> **The task**:
Scan the following material for the string "that" and copy each line in which it appears.

> **Entries provided**:
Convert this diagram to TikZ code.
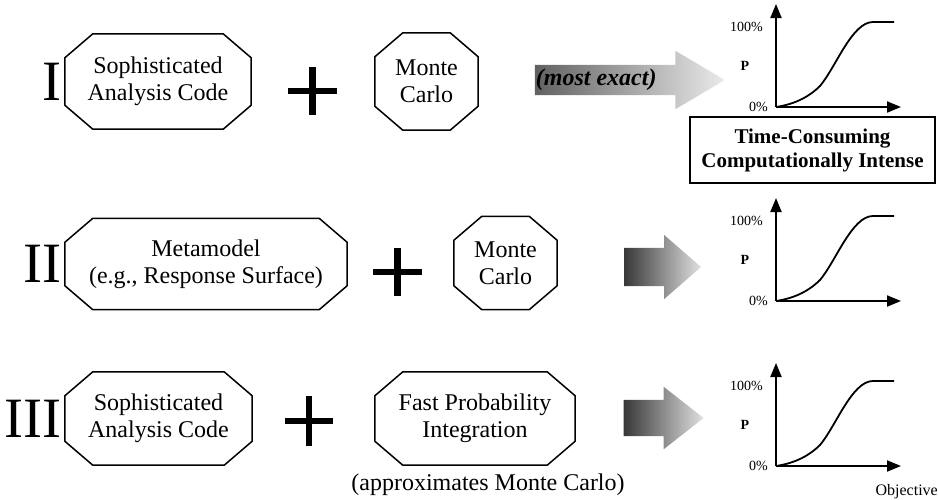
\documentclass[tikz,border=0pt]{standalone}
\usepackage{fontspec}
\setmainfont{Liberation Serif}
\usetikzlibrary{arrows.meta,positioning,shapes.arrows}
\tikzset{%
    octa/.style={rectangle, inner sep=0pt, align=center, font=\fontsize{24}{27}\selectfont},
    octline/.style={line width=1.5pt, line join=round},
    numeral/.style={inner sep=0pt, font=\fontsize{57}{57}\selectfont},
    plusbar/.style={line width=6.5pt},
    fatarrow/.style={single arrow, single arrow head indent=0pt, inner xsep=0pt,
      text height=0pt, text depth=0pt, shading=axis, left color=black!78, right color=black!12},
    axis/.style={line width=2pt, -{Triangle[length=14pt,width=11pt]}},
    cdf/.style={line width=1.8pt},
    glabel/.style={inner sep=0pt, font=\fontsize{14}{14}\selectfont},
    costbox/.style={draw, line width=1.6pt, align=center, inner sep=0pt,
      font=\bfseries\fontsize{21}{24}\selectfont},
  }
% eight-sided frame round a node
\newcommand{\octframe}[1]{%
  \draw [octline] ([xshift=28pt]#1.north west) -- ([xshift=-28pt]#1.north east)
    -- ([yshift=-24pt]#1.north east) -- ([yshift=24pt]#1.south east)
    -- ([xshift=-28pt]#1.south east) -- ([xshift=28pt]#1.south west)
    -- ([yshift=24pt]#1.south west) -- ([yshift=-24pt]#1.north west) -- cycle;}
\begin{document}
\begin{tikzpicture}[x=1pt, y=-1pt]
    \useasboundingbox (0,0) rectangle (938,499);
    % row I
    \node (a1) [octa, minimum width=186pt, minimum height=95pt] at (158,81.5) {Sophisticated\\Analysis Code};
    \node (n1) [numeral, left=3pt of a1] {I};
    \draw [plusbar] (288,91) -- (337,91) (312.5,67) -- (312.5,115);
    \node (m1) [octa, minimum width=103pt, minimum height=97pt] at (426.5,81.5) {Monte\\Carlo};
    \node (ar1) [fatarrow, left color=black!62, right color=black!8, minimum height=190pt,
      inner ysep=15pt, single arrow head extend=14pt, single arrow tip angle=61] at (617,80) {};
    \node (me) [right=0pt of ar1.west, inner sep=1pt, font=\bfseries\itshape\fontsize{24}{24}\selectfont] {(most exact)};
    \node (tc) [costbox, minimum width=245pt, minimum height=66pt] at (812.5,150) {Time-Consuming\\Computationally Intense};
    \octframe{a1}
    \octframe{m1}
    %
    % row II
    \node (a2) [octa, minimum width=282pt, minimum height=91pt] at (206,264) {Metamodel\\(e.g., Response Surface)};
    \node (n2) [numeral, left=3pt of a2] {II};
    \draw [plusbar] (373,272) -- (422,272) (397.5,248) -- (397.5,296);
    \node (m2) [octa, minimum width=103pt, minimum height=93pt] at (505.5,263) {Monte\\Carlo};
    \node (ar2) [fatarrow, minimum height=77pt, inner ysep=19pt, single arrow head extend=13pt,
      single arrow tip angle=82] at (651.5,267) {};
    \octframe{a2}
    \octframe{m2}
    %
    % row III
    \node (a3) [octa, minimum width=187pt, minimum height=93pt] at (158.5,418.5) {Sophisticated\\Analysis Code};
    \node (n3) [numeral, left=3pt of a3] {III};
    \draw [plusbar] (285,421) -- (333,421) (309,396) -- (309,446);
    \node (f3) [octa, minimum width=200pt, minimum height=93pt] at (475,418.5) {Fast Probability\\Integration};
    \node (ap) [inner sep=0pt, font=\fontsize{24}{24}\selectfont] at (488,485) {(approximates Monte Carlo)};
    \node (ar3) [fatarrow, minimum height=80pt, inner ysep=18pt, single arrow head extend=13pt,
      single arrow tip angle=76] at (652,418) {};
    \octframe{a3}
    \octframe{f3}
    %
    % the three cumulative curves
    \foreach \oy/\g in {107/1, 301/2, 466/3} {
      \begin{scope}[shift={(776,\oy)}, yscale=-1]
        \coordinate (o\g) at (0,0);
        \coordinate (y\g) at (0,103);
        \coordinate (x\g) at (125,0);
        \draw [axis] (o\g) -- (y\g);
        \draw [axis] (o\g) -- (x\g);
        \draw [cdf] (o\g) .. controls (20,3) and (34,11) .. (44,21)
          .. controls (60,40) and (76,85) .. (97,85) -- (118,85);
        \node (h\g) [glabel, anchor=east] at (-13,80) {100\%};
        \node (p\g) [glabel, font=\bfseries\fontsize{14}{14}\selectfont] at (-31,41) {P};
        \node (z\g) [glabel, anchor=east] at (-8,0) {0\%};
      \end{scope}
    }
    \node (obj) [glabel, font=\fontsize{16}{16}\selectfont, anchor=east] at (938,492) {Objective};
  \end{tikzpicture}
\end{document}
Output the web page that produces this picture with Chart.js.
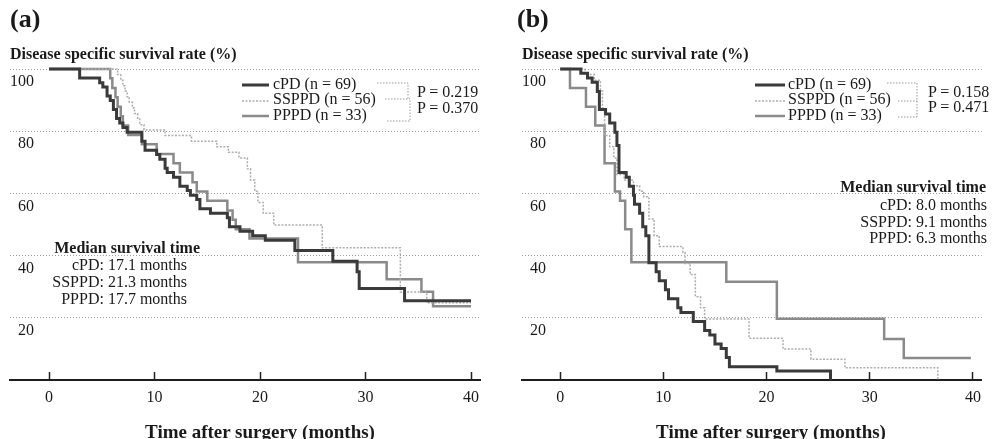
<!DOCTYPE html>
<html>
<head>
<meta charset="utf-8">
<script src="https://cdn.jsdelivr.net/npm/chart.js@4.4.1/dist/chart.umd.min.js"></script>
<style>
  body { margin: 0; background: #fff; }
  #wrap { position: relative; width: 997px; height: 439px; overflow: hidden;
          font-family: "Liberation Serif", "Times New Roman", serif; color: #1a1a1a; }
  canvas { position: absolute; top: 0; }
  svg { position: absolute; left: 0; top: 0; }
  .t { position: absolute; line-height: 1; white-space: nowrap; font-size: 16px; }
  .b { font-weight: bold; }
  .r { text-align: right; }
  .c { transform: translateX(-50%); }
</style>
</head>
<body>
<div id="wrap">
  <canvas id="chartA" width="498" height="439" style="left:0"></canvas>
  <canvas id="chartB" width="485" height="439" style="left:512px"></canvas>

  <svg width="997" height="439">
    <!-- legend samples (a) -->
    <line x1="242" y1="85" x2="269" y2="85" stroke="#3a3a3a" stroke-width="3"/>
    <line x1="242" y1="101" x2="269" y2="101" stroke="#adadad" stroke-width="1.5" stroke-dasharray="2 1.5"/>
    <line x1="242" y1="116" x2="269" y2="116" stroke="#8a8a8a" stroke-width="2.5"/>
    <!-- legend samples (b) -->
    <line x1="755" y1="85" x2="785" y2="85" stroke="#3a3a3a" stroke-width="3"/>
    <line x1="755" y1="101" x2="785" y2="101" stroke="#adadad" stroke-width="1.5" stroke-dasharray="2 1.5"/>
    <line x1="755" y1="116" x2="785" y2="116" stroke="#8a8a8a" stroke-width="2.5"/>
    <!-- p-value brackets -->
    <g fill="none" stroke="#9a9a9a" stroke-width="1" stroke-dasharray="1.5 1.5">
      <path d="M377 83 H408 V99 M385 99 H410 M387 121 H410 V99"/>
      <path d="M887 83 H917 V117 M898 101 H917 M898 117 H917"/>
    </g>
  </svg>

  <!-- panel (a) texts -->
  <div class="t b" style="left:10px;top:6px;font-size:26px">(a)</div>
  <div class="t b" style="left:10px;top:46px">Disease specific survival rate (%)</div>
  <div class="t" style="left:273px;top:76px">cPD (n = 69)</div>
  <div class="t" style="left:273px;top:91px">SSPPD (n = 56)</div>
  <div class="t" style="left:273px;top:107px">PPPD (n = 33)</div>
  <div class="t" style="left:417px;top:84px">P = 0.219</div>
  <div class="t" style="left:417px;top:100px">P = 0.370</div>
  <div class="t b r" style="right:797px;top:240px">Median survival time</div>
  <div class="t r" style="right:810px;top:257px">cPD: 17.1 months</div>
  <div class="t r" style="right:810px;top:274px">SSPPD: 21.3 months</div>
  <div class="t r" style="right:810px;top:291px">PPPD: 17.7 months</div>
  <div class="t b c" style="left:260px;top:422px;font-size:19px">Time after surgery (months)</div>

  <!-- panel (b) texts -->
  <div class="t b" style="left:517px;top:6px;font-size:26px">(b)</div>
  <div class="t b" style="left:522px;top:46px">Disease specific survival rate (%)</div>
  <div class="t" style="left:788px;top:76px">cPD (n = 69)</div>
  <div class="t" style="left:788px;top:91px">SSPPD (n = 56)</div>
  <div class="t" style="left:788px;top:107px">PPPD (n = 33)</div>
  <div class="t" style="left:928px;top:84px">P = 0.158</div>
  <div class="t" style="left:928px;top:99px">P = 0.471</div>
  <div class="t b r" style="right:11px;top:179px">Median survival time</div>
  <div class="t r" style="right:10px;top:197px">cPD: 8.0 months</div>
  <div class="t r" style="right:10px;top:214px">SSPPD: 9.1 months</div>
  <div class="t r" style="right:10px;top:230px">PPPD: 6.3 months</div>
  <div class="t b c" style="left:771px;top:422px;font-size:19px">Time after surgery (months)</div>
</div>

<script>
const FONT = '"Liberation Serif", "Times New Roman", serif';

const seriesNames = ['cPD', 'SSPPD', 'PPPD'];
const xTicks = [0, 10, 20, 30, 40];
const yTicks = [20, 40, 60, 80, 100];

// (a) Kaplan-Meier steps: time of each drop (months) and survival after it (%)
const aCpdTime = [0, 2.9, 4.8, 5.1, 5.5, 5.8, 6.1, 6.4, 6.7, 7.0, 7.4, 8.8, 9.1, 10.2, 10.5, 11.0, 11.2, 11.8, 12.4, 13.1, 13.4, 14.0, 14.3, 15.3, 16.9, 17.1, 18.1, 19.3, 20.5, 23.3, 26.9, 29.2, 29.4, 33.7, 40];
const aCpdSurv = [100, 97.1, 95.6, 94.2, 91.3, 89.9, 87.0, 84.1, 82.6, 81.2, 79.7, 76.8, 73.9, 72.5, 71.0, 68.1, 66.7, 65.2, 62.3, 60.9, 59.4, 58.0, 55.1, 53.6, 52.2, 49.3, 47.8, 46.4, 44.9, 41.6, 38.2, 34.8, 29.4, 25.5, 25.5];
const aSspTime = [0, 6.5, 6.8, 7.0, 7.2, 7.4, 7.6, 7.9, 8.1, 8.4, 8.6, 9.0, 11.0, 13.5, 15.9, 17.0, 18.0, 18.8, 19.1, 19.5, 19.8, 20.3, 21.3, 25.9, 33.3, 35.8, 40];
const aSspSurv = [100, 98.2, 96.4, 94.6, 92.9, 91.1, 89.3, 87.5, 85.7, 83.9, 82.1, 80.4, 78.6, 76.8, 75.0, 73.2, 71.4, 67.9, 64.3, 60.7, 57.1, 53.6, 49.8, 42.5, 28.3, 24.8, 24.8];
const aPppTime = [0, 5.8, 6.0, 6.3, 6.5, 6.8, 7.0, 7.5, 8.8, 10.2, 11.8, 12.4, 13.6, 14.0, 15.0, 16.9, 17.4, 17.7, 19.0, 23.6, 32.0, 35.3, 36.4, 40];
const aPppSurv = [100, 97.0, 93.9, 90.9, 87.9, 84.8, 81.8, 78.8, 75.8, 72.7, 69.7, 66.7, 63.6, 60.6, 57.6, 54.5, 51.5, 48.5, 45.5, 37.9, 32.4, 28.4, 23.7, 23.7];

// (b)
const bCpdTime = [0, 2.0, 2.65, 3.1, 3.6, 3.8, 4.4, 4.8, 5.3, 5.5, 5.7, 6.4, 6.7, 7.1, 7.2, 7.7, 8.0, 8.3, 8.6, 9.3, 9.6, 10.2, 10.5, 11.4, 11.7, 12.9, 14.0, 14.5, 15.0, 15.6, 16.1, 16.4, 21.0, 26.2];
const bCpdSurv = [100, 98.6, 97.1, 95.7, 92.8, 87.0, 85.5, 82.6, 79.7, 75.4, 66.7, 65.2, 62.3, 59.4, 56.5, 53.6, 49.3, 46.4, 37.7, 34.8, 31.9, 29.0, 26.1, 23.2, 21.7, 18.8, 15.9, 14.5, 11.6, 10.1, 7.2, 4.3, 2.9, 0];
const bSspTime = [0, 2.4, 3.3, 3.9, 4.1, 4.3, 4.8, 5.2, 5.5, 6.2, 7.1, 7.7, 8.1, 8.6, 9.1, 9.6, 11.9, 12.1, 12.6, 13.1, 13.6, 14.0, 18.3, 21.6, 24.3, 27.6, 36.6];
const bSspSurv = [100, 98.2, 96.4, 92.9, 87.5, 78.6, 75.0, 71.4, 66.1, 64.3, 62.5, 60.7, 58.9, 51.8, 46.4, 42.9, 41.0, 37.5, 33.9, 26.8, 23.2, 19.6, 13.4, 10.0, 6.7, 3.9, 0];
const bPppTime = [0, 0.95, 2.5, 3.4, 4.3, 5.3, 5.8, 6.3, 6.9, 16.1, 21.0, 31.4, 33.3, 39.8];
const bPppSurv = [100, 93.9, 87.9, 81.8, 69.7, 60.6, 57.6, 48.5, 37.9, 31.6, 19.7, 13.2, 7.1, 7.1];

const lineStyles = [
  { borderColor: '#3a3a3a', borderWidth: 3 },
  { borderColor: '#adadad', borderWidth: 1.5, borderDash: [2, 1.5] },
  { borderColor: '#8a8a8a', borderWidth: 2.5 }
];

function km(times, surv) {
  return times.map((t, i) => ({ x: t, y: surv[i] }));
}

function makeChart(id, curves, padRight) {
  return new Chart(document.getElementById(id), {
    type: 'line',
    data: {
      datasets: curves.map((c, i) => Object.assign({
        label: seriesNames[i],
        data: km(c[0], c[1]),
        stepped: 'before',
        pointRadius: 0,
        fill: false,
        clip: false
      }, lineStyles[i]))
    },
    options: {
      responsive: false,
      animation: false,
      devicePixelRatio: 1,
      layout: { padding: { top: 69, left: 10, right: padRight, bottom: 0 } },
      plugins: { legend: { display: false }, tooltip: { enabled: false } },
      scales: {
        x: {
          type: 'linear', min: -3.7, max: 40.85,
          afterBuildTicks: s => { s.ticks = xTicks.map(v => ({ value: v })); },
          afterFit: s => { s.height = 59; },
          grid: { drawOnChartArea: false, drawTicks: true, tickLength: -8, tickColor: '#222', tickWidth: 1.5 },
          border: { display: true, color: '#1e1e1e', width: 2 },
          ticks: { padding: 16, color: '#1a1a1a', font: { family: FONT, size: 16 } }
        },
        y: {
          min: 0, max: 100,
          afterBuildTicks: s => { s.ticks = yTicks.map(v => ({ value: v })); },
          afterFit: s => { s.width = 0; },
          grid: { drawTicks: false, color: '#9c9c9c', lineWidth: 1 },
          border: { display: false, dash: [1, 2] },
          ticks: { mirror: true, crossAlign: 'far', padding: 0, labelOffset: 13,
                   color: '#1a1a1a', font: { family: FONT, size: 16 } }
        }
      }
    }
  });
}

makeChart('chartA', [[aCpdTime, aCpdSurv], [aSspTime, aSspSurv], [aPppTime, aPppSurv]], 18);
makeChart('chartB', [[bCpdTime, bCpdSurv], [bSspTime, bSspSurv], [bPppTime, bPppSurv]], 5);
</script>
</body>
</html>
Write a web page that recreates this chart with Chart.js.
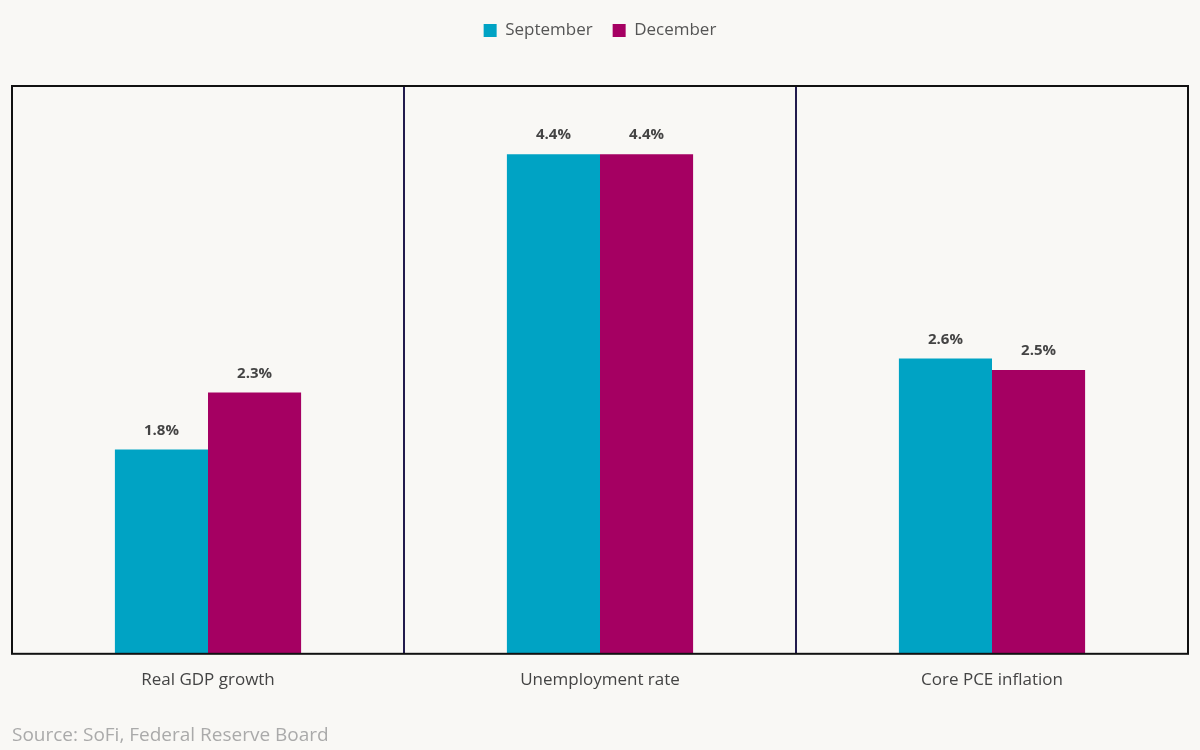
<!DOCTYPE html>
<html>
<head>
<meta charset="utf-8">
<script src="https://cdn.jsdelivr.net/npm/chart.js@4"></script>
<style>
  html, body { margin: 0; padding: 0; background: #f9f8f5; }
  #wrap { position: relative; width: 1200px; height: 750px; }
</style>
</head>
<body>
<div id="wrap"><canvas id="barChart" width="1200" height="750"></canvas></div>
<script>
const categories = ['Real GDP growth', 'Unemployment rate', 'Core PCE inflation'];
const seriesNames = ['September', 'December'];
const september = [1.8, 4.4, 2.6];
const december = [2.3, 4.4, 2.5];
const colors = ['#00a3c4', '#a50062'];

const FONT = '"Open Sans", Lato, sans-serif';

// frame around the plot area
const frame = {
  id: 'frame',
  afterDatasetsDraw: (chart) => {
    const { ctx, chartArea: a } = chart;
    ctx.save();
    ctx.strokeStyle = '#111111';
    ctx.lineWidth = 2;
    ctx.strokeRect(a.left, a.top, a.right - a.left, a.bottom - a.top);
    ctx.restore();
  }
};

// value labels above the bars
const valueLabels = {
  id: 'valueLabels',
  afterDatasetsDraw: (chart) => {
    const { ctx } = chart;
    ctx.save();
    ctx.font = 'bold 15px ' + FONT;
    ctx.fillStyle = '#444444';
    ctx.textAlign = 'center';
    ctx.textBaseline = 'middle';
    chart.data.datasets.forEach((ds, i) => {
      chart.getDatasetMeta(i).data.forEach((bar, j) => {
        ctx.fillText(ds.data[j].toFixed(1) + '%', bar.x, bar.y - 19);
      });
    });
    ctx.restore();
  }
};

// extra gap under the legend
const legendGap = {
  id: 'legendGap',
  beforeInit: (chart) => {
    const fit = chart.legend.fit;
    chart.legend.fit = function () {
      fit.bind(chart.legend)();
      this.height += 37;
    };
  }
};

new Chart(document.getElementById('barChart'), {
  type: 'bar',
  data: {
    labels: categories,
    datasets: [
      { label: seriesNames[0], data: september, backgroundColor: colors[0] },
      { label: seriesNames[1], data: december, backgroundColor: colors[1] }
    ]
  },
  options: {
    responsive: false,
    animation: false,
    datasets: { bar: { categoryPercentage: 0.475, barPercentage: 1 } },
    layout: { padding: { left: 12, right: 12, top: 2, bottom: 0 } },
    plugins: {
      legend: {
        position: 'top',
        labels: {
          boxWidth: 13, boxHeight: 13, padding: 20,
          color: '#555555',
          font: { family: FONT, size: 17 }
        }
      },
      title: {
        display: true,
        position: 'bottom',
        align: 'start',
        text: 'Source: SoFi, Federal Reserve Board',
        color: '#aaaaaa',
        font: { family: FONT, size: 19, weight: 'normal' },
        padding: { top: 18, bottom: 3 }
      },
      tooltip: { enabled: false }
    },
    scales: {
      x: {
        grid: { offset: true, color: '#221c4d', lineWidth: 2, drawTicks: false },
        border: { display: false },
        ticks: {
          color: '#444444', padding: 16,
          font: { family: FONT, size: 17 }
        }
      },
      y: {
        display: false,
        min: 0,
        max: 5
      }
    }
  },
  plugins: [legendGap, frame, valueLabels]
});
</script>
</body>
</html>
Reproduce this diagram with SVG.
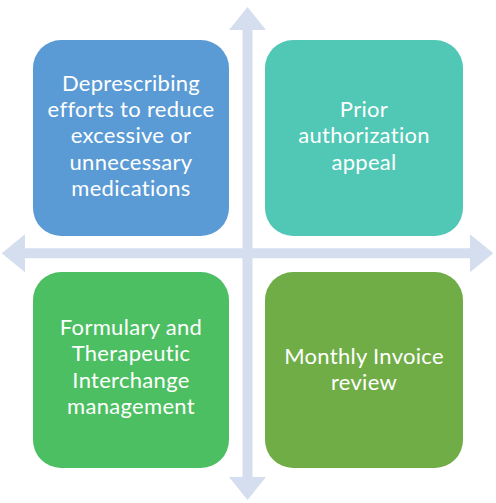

> **Written answer**:
Output the web page that produces this picture with Chart.js.
Write a web page that recreates this chart with Chart.js.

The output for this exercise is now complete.